Roht, Taksim Gezi Parkı ile Türkiye’de demokrasiye inanan yeni bir ekolojik hareketin doğduğunu, bu hareketin hiçbir siyasi parti ve ideolojiyle bağlantısı olmadığını söyledi. Alman Yeşiller Partisi Eş Başkanı Claudia Roth, Gezi Parkı'ndaki yeni hareket ile Ergenekon davası mahkumlarına destek verenler arasında bir ilişki bulunmadığını, bu konuda çok dikkatli olmak gerektiğini söyledi. Roth şöyle konuştu: “Kamuoyunda böyle bir eğilim var. Ayrıca böylesi bir ilişki bazı kesimlerin işine de gelebilir. Ergenekon davasının yürütülmesini son derece doğru buluyorum. Her ne kadar dava sürecinde bazı aşırı uygulamalar olsa da Türkiye'de hâlâ temel hak ve özgürlükleri ihlal eden derin devlet anlayışından korkuluyor. Ergenekon davası ile bunun aydınlatılması gerekiyor. Gezi Parkı'ndaki yeni demokrasi hareketine gelince; orada hiçbir parti hakim değil, hiçbir partinin bayrağı yok. Orada protesto yapanlar, Başbakan'ın kaç çocuk sahibi olacaklarını, ne yiyip ne içeceklerini ya da ne giyeceklerini söylediği bir hayatı değil, kendi belirledikleri hayatı sürmek istiyor.”
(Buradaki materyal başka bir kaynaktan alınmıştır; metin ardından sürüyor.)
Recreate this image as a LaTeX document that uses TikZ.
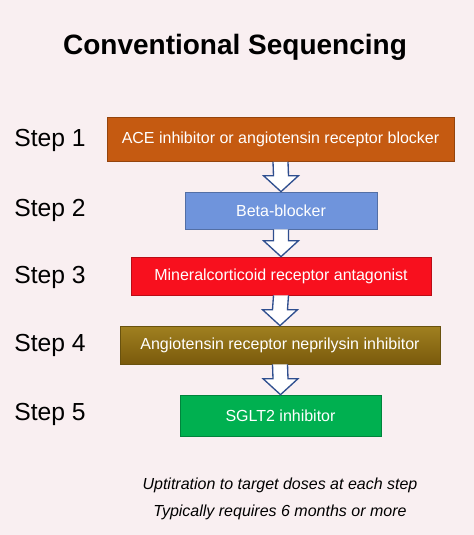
\documentclass[tikz,border=0pt]{standalone}
\usepackage{fontspec}
\setmainfont{Liberation Sans}
\usepackage{tikz}
\usetikzlibrary{positioning,calc}

\definecolor{bgpink}{HTML}{F9EFF1}
\definecolor{aceorange}{HTML}{C55A11}
\definecolor{betablue}{HTML}{6F94DC}
\definecolor{mrared}{HTML}{F8101E}
\definecolor{arniolive}{HTML}{8C6D12}
\definecolor{olivetop}{HTML}{A08020}
\definecolor{olivebottom}{HTML}{7A5A0C}
\definecolor{sglgreen}{HTML}{00B050}
\definecolor{arrowblue}{HTML}{2F4F8F}

\tikzset{
	stepbox/.style={draw=#1!75!black, fill=#1, text=white, line width=0.5pt,
		inner sep=0pt, font=\fontsize{12}{14}\selectfont},
	steplabel/.style={font=\fontsize{18.5}{22}\selectfont},
	notetext/.style={font=\itshape\fontsize{12}{14}\selectfont},
	hollowarrow/.style={draw=arrowblue, fill=white, line width=1pt, line join=miter}
}

% hollow block arrow from one box down to the next
\newcommand{\hollowdown}[2]{
	\draw[hollowarrow] ($(#1.south)+(-7.5,0)$) -- ($(#2.north)+(-7.5,-16)$)
		-- ($(#2.north)+(-17.5,-16)$) -- (#2.north) -- ($(#2.north)+(17.5,-16)$)
		-- ($(#2.north)+(7.5,-16)$) -- ($(#1.south)+(7.5,0)$);
}

\begin{document}
\begin{tikzpicture}[x=0.75pt,y=-0.75pt]
\useasboundingbox[fill=bgpink] (0,0) rectangle (474,535);

\node[font=\bfseries\fontsize{21}{25}\selectfont] (title) at (235,47) {Conventional Sequencing};

	\node[steplabel] (s1) at (50,140) {Step 1};
	\node[steplabel] (s2) at (50,210) {Step 2};
	\node[steplabel] (s3) at (50,277) {Step 3};
	\node[steplabel] (s4) at (50,345) {Step 4};
	\node[steplabel] (s5) at (50,414) {Step 5};

	\node[stepbox=aceorange, minimum width=260.25pt, minimum height=33pt] (ace) at (280.5,139.5) {ACE inhibitor or angiotensin receptor blocker};
	\node[stepbox=betablue, minimum width=144pt, minimum height=27.75pt] (beta) at (281,210.5) {Beta-blocker};
	\node[stepbox=mrared, minimum width=225pt, minimum height=28.5pt] (mra) at (281,276) {Mineralcorticoid receptor antagonist};
	\node[stepbox=arniolive, top color=olivetop, bottom color=olivebottom, minimum width=240pt, minimum height=28.5pt] (arni) at (280,345) {Angiotensin receptor neprilysin inhibitor};
	\node[stepbox=sglgreen, minimum width=150.75pt, minimum height=30.75pt] (sglt) at (280.5,415.5) {SGLT2 inhibitor};

	\hollowdown{ace}{beta}
	\hollowdown{beta}{mra}
	\hollowdown{mra}{arni}
	\hollowdown{arni}{sglt}

\node[notetext] (note1) at (280,485) {Uptitration to target doses at each step};
\node[notetext] (note2) at (280,512) {Typically requires 6 months or more};
\end{tikzpicture}
\end{document}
Yeşiller Partisi Eş Başkanı Claudia Roth, Gezi protestolarının
insanların ekolojik sorumluluk duygusuyla geliştiğini ifade
ederken, insanlar ‘Artık yeter’ dedi, Gezi Parkı protestolarıyla
‘Elimizdeki son yeşile dokunma’ mesajını verdi. Neticede her ne
kadar geleneksel olarak Türkiye'de oluşması zor görünse de
yeşil-ekolojik bir hareket doğdu. Gerçi Türkiye'de uzun zamandır
Yeşiller Partisi var. Fakat dün olduğu gibi bugün de yüzde on
barajını aşarak parlamentoya girebileceğini sanmıyorum” diye
konuştu.
Claudia Roth, Türkiye’de ortaya çıkan bu hareketin çok güçlü
olduğunu, geniş tabanlı sivil bir hareketin başlangıcı olduğunu
söyleyerek şöyle devam etti:
“Bu hareket gücüyle birlikte zayıf noktalar da barındırıyor,
tıpkı idari bir yapıya sahip olmaması gibi. Ancak sivil toplum
şüphesiz, güçlü ve yaşayan demokrasi anlamına geliyor. Bundan bir
kaç hafta önce İstanbul'da yapılan ‘Christopher Street Day’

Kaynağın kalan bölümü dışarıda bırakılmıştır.